FOLHA - Na campanha, o sr. criticou a privatização. Na terça, privatizou estradas. É uma contradição?
LULA
- Há diferença no que fizemos agora do que foi anteriormente. Nunca falei privatização de estrada. Não sou tão culto, mas aprendi a diferença entre privatização e concessão. Espero que esse leilão [para concessão de estradas] sirva de lição ao Brasil. Abrimos mão da outorga porque o objetivo da concessão era que a iniciativa privada administrasse aquela estrada, pudesse fazer os investimentos necessários, e o usuário pudesse ganhar o máximo possível. Não era para o Estado ganhar dinheiro. A participação dos espanhóis [levaram 6 das 7 concessões] é o resultado da imagem que eles têm do Brasil. A minha tese é que o Brasil se encontrou consigo mesmo. Tem algumas pessoas que ainda não querem crer, mas essa é a verdade.

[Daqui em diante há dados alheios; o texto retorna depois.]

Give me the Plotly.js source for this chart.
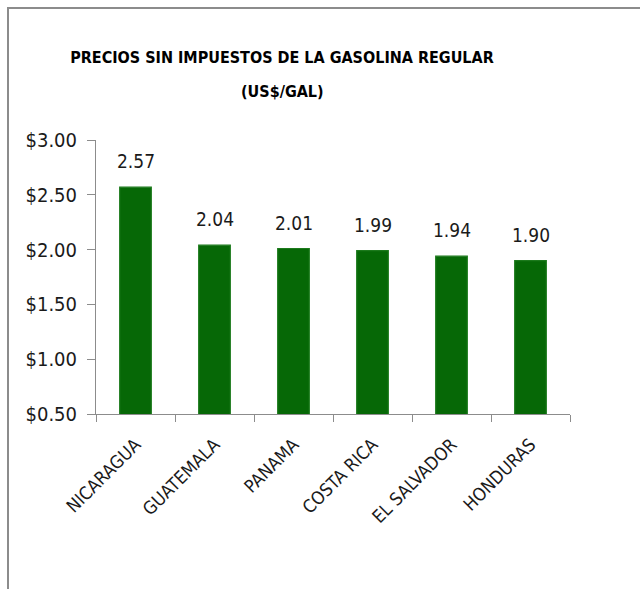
<!DOCTYPE html>
<html>
<head>
<meta charset="utf-8">
<script src="https://cdn.plot.ly/plotly-3.0.1.min.js"></script>
<style>
html,body{margin:0;padding:0;background:#fff;overflow:hidden;}
#frame{position:absolute;left:7px;top:7px;width:700px;height:700px;border:2px solid #8c8c8c;box-sizing:border-box;}
#chart{position:absolute;left:0;top:0;width:640px;height:589px;}
</style>
</head>
<body>
<div id="frame"></div>
<div id="chart"></div>
<script>
const countries = ["NICARAGUA", "GUATEMALA", "PANAMA", "COSTA RICA", "EL SALVADOR", "HONDURAS"];
const prices = [2.57, 2.04, 2.01, 1.99, 1.94, 1.90];
const yTicks = [0.5, 1.0, 1.5, 2.0, 2.5, 3.0];
const yTickLabels = ["$0.50", "$1.00", "$1.50", "$2.00", "$2.50", "$3.00"];
const titleLine1 = "PRECIOS SIN IMPUESTOS DE LA GASOLINA REGULAR";
const titleLine2 = "(US$/GAL)";

const FONT = "'DejaVu Sans Condensed', 'Liberation Sans Narrow', sans-serif";

const trace = {
  type: "bar",
  x: countries,
  y: prices,
  width: 0.40,
  marker: {color: "#066806", line: {color: "#1c7a1c", width: 1.2}},
  hoverinfo: "skip"
};

const annotations = countries.map((c, i) => ({
  x: c, y: prices[i], xref: "x", yref: "y",
  text: prices[i].toFixed(2),
  showarrow: false, yanchor: "bottom", yshift: 13,
  font: {family: FONT, size: 19, color: "#1a1a1a"}
}));

annotations.push({
  text: titleLine2,
  xref: "paper", yref: "paper",
  x: (282 - 96) / 474, y: (414 - 91) / 274,
  xanchor: "center", yanchor: "middle",
  showarrow: false,
  font: {family: FONT, size: 16, color: "#000", weight: "bold"}
});

const layout = {
  width: 640, height: 589,
  paper_bgcolor: "rgba(0,0,0,0)",
  plot_bgcolor: "rgba(0,0,0,0)",
  margin: {l: 96, r: 70, t: 140, b: 175},
  showlegend: false,
  title: {
    text: titleLine1,
    x: 282/640, xref: "container", xanchor: "center",
    y: 1 - 57/589, yref: "container", yanchor: "middle",
    font: {family: FONT, size: 16, color: "#000", weight: "bold"}
  },
  xaxis: {
    type: "category",
    showgrid: false,
    showline: true, linecolor: "#8c8c8c", linewidth: 1,
    ticks: "outside", tickson: "boundaries", ticklen: 7, tickcolor: "#8c8c8c",
    tickangle: -45,
    ticklabelstandoff: 12,
    tickfont: {family: FONT, size: 18, color: "#1a1a1a"},
    range: [-0.5, 5.5]
  },
  yaxis: {
    range: [0.5, 3.0],
    tickvals: yTicks, ticktext: yTickLabels,
    showgrid: false, zeroline: false,
    showline: true, linecolor: "#8c8c8c", linewidth: 1,
    ticks: "outside", ticklen: 8, tickcolor: "#8c8c8c",
    ticklabelstandoff: 6,
    tickfont: {family: FONT, size: 20, color: "#1a1a1a"}
  },
  annotations: annotations
};

Plotly.newPlot("chart", [trace], layout, {displayModeBar: false, staticPlot: true});
</script>
</body>
</html>
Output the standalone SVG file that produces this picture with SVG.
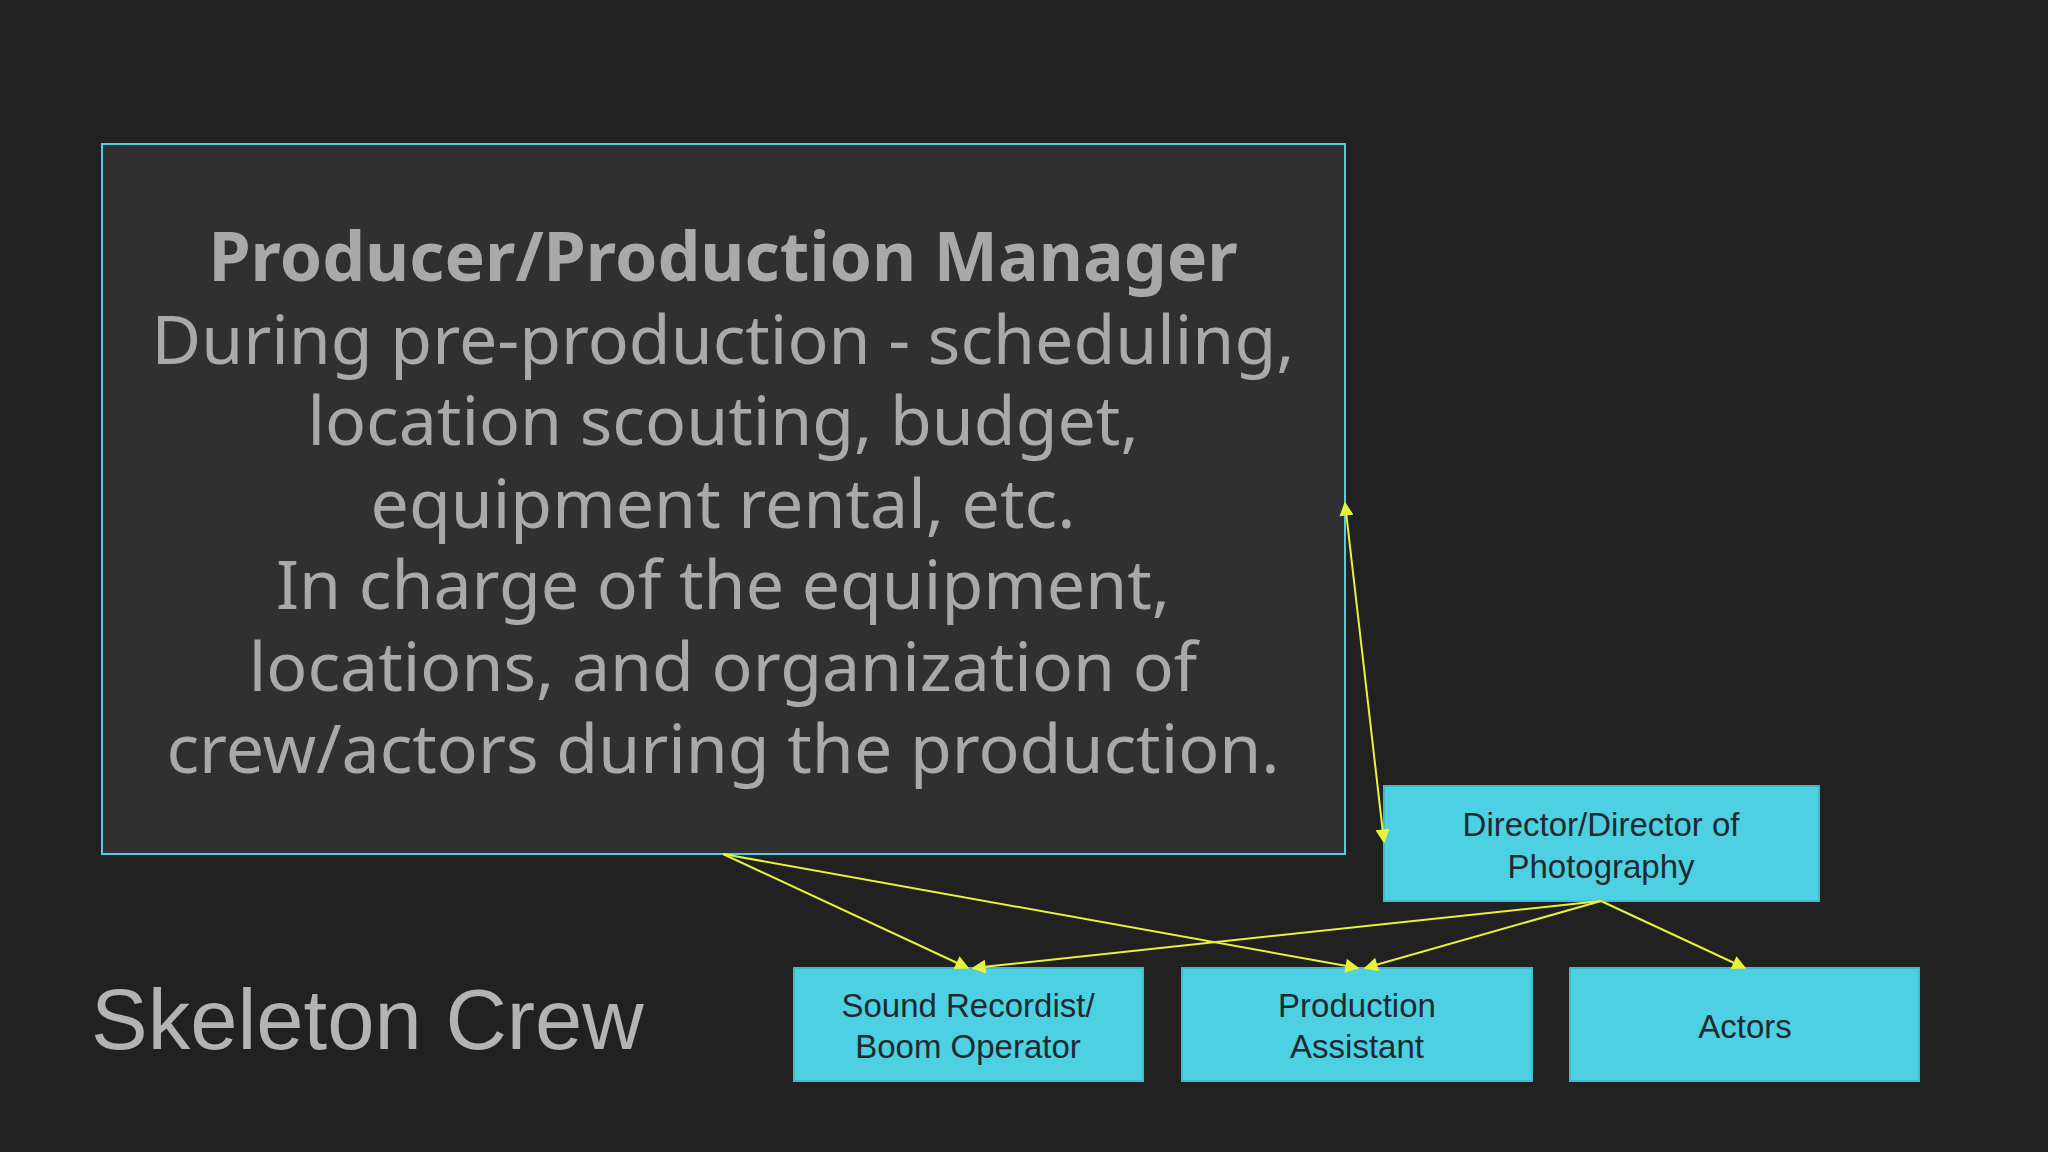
<svg xmlns="http://www.w3.org/2000/svg" width="2048" height="1152" viewBox="0 0 2048 1152">
<defs>
<style>
.box{fill:#4dd0e1;stroke:#3bbccf;stroke-width:2}
.bt{font-family:"Liberation Sans",Arial,sans-serif;font-size:33px;fill:#1f2a30;text-anchor:middle}
.big{font-family:"Noto Sans","Open Sans",sans-serif;font-size:68px;fill:#a9a9a9;text-anchor:middle}
.c{stroke:#e8f23a;stroke-width:2;fill:none}
</style>
<marker id="a" viewBox="0 0 10 10" refX="9" refY="5" markerWidth="16" markerHeight="14" orient="auto-start-reverse" markerUnits="userSpaceOnUse"><path d="M0,0 L10,5 L0,10 z" fill="#e8f23a"/></marker>
</defs>
<rect width="2048" height="1152" fill="#212121"/>
<g id="producer">
<rect x="102" y="144" width="1243" height="710" fill="#303030" stroke="#4dd0e1" stroke-width="2"/>
<text class="big"><tspan x="723" y="281" font-weight="bold">Producer/Production Manager</tspan><tspan x="723" y="364">During pre-production - scheduling,</tspan><tspan x="723" y="445">location scouting, budget,</tspan><tspan x="723" y="528">equipment rental, etc.</tspan><tspan x="723" y="609">In charge of the equipment,</tspan><tspan x="723" y="691">locations, and organization of</tspan><tspan x="723" y="773">crew/actors during the production.</tspan></text>
</g>
<g id="director"><rect class="box" x="1384" y="786" width="435" height="115"/><text class="bt"><tspan x="1601" y="836">Director/Director of</tspan><tspan x="1601" y="878">Photography</tspan></text></g>
<g id="sound"><rect class="box" x="794" y="968" width="349" height="113"/><text class="bt"><tspan x="968" y="1017">Sound Recordist/</tspan><tspan x="968" y="1058">Boom Operator</tspan></text></g>
<g id="pa"><rect class="box" x="1182" y="968" width="350" height="113"/><text class="bt"><tspan x="1357" y="1017">Production</tspan><tspan x="1357" y="1058">Assistant</tspan></text></g>
<g id="actors"><rect class="box" x="1570" y="968" width="349" height="113"/><text class="bt" x="1745" y="1038">Actors</text></g>
<text x="91" y="1049" font-family="Liberation Sans,Arial,sans-serif" font-size="85" fill="#b3b3b3">Skeleton Crew</text>
<g id="connectors">
<line class="c" x1="1345" y1="503" x2="1384" y2="842" marker-start="url(#a)" marker-end="url(#a)"/>
<line class="c" x1="723" y1="854" x2="968" y2="968" marker-end="url(#a)"/>
<line class="c" x1="723" y1="854" x2="1358" y2="968" marker-end="url(#a)"/>
<line class="c" x1="1601" y1="901" x2="973" y2="968" marker-end="url(#a)"/>
<line class="c" x1="1601" y1="901" x2="1365" y2="968" marker-end="url(#a)"/>
<line class="c" x1="1601" y1="901" x2="1745" y2="968" marker-end="url(#a)"/>
</g>
</svg>
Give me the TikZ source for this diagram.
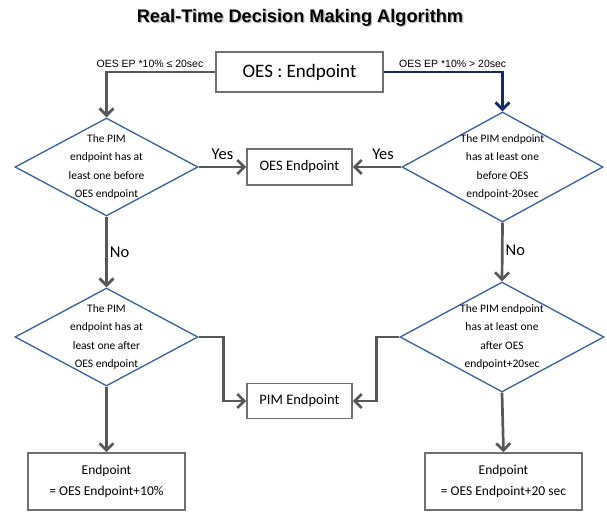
\documentclass[tikz,border=0pt]{standalone}
\usepackage{fontspec}
\setmainfont{Carlito}
\newfontfamily\arialf{Liberation Sans}
\usetikzlibrary{shapes.geometric,arrows.meta}
\definecolor{linegray}{RGB}{88,88,88}
\definecolor{boxgray}{RGB}{112,112,112}
\definecolor{diablue}{RGB}{64,104,158}
\definecolor{navyline}{RGB}{22,40,110}
\begin{document}
\begin{tikzpicture}[x=1pt,y=-1pt,
  box/.style={draw=boxgray, line width=1.6pt, fill=white, rectangle,
    inner sep=0pt, align=center},
  dia/.style={draw=diablue, line width=1.4pt, diamond, inner sep=0pt},
  dtext/.style={align=center, inner sep=0pt,
    font=\fontsize{11.5}{18.5}\selectfont},
  conn/.style={draw=linegray, line width=2.7pt,
    -{Straight Barb[length=7pt,width=14pt]}},
  elabel/.style={font=\arialf\fontsize{10.5}{12}\selectfont, inner sep=0pt},
  yn/.style={font=\fontsize{16.5}{18}\selectfont, inner sep=0pt}]
\useasboundingbox (0,0) rectangle (607,511);

% title with its grey drop shadow
\node[font=\arialf\bfseries\fontsize{18.2}{21}\selectfont, text=gray!55]
  (titleshadow) at (301.3,19.3) {Real-Time Decision Making Algorithm};
\node[font=\arialf\bfseries\fontsize{18.2}{21}\selectfont]
  (title) at (300,18) {Real-Time Decision Making Algorithm};

% start box
\node[box, minimum width=167pt, minimum height=40pt,
  font=\fontsize{19}{22}\selectfont] (oes) at (299.5,72) {OES : Endpoint};

% decision diamonds (text set separately on top)
\node[dia, minimum width=183pt, minimum height=98pt] (d1L) at (106.5,167) {};
\node[dtext] (t1L) at (d1L) {The PIM\\endpoint has at\\least one before\\OES endpoint};
\node[dia, minimum width=201pt, minimum height=110pt] (d1R) at (502.5,167) {};
\node[dtext] (t1R) at (d1R) {The PIM endpoint\\has at least one\\before OES\\endpoint-20sec};
\node[dia, minimum width=183pt, minimum height=98pt] (d2L) at (106.5,337) {};
\node[dtext] (t2L) at (d2L) {The PIM\\endpoint has at\\least one after\\OES endpoint};
\node[dia, minimum width=204pt, minimum height=110pt] (d2R) at (502,337) {};
\node[dtext] (t2R) at (d2R) {The PIM endpoint\\has at least one\\after OES\\endpoint+20sec};

% result boxes
\node[box, minimum width=105pt, minimum height=36pt,
  font=\fontsize{14.5}{17}\selectfont] (oesEnd) at (299.5,167) {OES Endpoint};
\node[box, minimum width=105pt, minimum height=35pt,
  font=\fontsize{14.5}{17}\selectfont] (pim) at (299.5,401) {PIM Endpoint};
\node[box, minimum width=157pt, minimum height=57pt,
  font=\fontsize{13.5}{20.5}\selectfont] (lb) at (106.5,481.5)
  {Endpoint\\= OES Endpoint+10\%};
\node[box, minimum width=157pt, minimum height=57pt,
  font=\fontsize{13.5}{20.5}\selectfont] (rb) at (503.5,481.5)
  {Endpoint\\= OES Endpoint+20 sec};

% connectors from the start box
\draw[conn] (oes.west) -| node[elabel, pos=0.3, above=3.5pt]
  {OES EP *10\% ≤ 20sec} (d1L.north);
\draw[conn, draw=navyline] (oes.east) -| node[elabel, pos=0.29, above=3.5pt]
  {OES EP *10\% > 20sec} (d1R.north);

% yes branches
\draw[conn] (d1L.east) -- node[yn, above=6pt] {Yes} (oesEnd.west);
\draw[conn] (d1R.west) -- node[yn, above=6pt, xshift=6pt] {Yes} (oesEnd.east);

% no branches
\draw[conn] (d1L.south) -- node[yn, right=2pt] {No} (d2L.north);
\draw[conn] (d1R.south) -- node[yn, right=2pt, yshift=2pt] {No} (d2R.north);

% second decisions
\draw[conn] (d2L.east) -- ++(25,0) |- (pim.west);
\draw[conn] (d2R.west) -- ++(-23,0) |- (pim.east);
\draw[conn] (d2L.south) -- (lb.north);
\draw[conn] (d2R.south) -- (rb.north);
\end{tikzpicture}
\end{document}
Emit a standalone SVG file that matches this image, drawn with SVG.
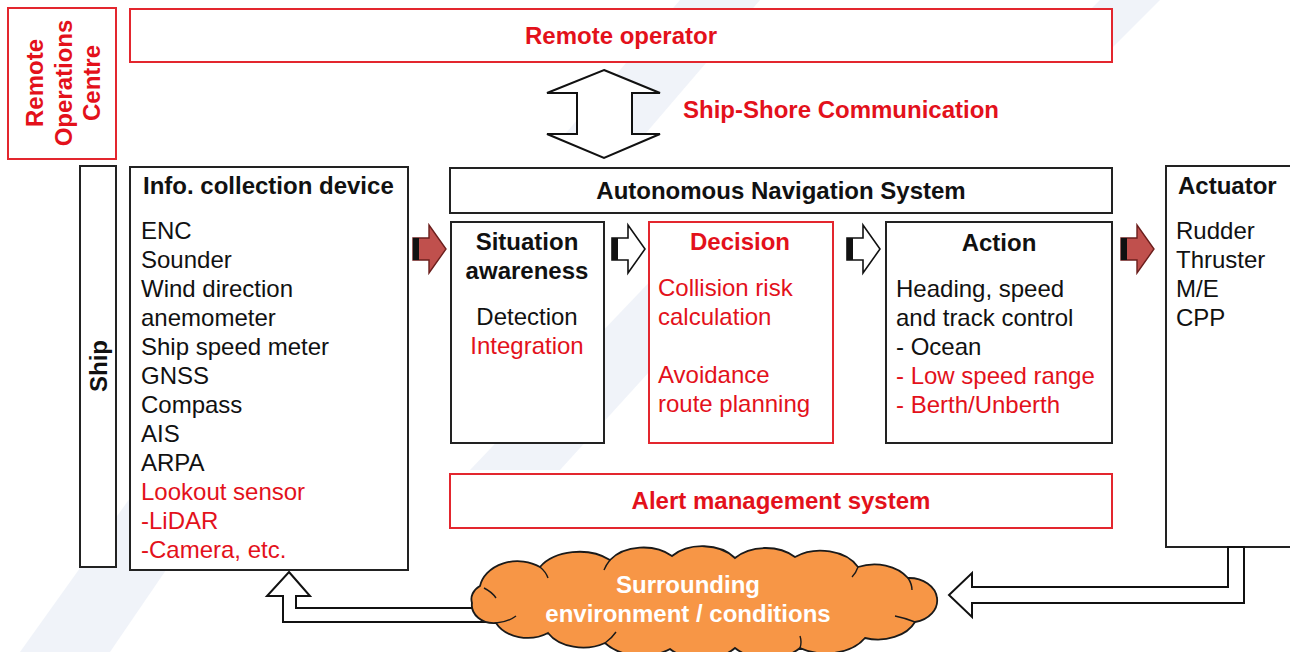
<svg xmlns="http://www.w3.org/2000/svg" width="1290" height="652" viewBox="0 0 1290 652">
<style>
text{font-family:"Liberation Sans",Arial,Helvetica,sans-serif;font-size:24px;fill:#111}
.b{font-weight:bold}
.r{fill:#E3111B}
.w{fill:#ffffff}
.m{text-anchor:middle}
.bx{fill:#fff;stroke:#222;stroke-width:2}
.rbx{fill:#fff;stroke:#E3262E;stroke-width:2}
.ha{fill:#fff;stroke:#111;stroke-width:2;stroke-linejoin:miter}
.wm{fill:#E9EEF6;opacity:0.7}
</style>
<defs>
<g id="arrW">
<polygon points="0,-11 16,-11 16,-24 33,0 16,24 16,11 0,11" fill="#fff" stroke="#111" stroke-width="1.6"/>
<rect x="0" y="-11" width="6" height="22" fill="#111"/>
</g>
<g id="arrR">
<polygon points="0,-11 16,-11 16,-24 33,0 16,24 16,11 0,11" fill="#C0504D" stroke="#6B1E1C" stroke-width="1.4"/>
<rect x="0" y="-11" width="6" height="22" fill="#111"/>
</g>
</defs>
<rect width="1290" height="652" fill="#fff"/>
<g id="watermark">
<polygon class="wm" points="20,652 110,652 330,330 250,330"/>
<polygon class="wm" points="560,140 640,140 760,0 680,0"/>
<polygon class="wm" points="1040,60 1100,60 1160,0 1100,0"/>
<polygon class="wm" points="470,470 560,470 760,250 680,250"/>
</g>
<g id="remote-ops-centre">
<rect class="rbx" x="8" y="8" width="108" height="151"/>
<g transform="translate(0,83) rotate(-90)">
<text class="b r m" x="0" y="43">Remote</text>
<text class="b r m" x="0" y="72">Operations</text>
<text class="b r m" x="0" y="100">Centre</text>
</g>
</g>
<g id="remote-operator">
<rect class="rbx" x="130" y="9" width="982" height="53"/>
<text class="b r m" x="621" y="44">Remote operator</text>
</g>
<g id="ship-shore">
<polygon class="ha" points="604,70 660,93 632,93 632,134 660,134 604,158 547,134 577,134 577,93 547,93"/>
<text class="b r" x="683" y="118">Ship-Shore Communication</text>
</g>
<g id="ship">
<rect class="bx" x="80" y="166" width="36" height="401"/>
<g transform="translate(0,366) rotate(-90)">
<text class="b m" x="0" y="107">Ship</text>
</g>
</g>
<g id="info">
<rect class="bx" x="130" y="167" width="278" height="403"/>
<text class="b" x="143" y="194">Info. collection device</text>
<text x="141" y="239">ENC</text>
<text x="141" y="268">Sounder</text>
<text x="141" y="297">Wind direction</text>
<text x="141" y="326">anemometer</text>
<text x="141" y="355">Ship speed meter</text>
<text x="141" y="384">GNSS</text>
<text x="141" y="413">Compass</text>
<text x="141" y="442">AIS</text>
<text x="141" y="471">ARPA</text>
<text class="r" x="141" y="500">Lookout sensor</text>
<text class="r" x="141" y="529">-LiDAR</text>
<text class="r" x="141" y="558">-Camera, etc.</text>
</g>
<g id="ans">
<rect class="bx" x="450" y="168" width="662" height="45"/>
<text class="b m" x="781" y="199">Autonomous Navigation System</text>
</g>
<g id="situation">
<rect class="bx" x="451" y="222" width="153" height="221"/>
<text class="b m" x="527" y="250">Situation</text>
<text class="b m" x="527" y="279">awareness</text>
<text class="m" x="527" y="325">Detection</text>
<text class="r m" x="527" y="354">Integration</text>
</g>
<g id="decision">
<rect class="rbx" x="649" y="222" width="184" height="221"/>
<text class="b r m" x="740" y="250">Decision</text>
<text class="r" x="658" y="296">Collision risk</text>
<text class="r" x="658" y="325">calculation</text>
<text class="r" x="658" y="383">Avoidance</text>
<text class="r" x="658" y="412">route planning</text>
</g>
<g id="action">
<rect class="bx" x="886" y="222" width="226" height="221"/>
<text class="b m" x="999" y="251">Action</text>
<text x="896" y="297">Heading, speed</text>
<text x="896" y="326">and track control</text>
<text x="896" y="355">- Ocean</text>
<text class="r" x="896" y="384">- Low speed range</text>
<text class="r" x="896" y="413">- Berth/Unberth</text>
</g>
<g id="alert">
<rect class="rbx" x="450" y="474" width="662" height="54"/>
<text class="b r m" x="781" y="509">Alert management system</text>
</g>
<g id="actuator">
<rect class="bx" x="1166" y="166" width="130" height="381"/>
<text class="b" x="1178" y="194">Actuator</text>
<text x="1176" y="239">Rudder</text>
<text x="1176" y="268">Thruster</text>
<text x="1176" y="297">M/E</text>
<text x="1176" y="326">CPP</text>
</g>
<g id="connectors">
<use href="#arrR" transform="translate(413,249)"/>
<use href="#arrW" transform="translate(612,249)"/>
<use href="#arrW" transform="translate(847,249)"/>
<use href="#arrR" transform="translate(1121,249)"/>
<polygon class="ha" points="289,572 310,596 296,596 296,608 520,608 520,622 283,622 283,596 267,596"/>
<polygon class="ha" points="1228,547 1244,547 1244,603 972,603 972,617 949,595 972,573 972,587 1228,587"/>
</g>
<g id="environment">
<path d="M480,586 A38,30 0 0 1 540,567 A45,30 0 0 1 610,560 A40,28 0 0 1 672,556 A40,28 0 0 1 735,558 A40,28 0 0 1 795,557 A42,30 0 0 1 858,567 A40,30 0 0 1 908,578 A28,22 0 0 1 937,598 A28,22 0 0 1 915,622 A40,28 0 0 1 865,638 A45,30 0 0 1 800,648 A42,28 0 0 1 735,648 A42,28 0 0 1 670,649 A45,30 0 0 1 605,643 A40,28 0 0 1 548,633 A35,26 0 0 1 496,623 A22,18 0 0 1 472,603 A20,16 0 0 1 480,586 Z" fill="#F79646" stroke="#1a1a1a" stroke-width="1.8"/>
<g fill="none" stroke="#1a1a1a" stroke-width="1.4">
<path d="M484,588 Q492,592 496,598"/>
<path d="M540,567 Q546,572 548,578"/>
<path d="M610,560 Q606,565 604,570"/>
<path d="M858,567 Q856,573 852,577"/>
<path d="M908,578 Q912,584 912,590"/>
<path d="M915,622 Q905,618 895,616"/>
<path d="M800,648 Q802,642 800,636"/>
<path d="M605,643 Q612,638 616,632"/>
<path d="M496,623 Q508,622 516,616"/>
</g>
<text class="b w m" x="688" y="593">Surrounding</text>
<text class="b w m" x="688" y="622">environment / conditions</text>
</g>
</svg>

FOLHA - As concessões anteriores não foram bem-feitas?
LULA
- Não vou fazer julgamento. O dado concreto é que os pedágios são muito caros. A lógica diz que, quanto mais tráfego tiver, mais barato deve ser o pedágio. Como vai ficar agora a Fernão Dias a R$ 0,90 e a Dutra a R$ 7? Só espero que o povo sinta a diferença.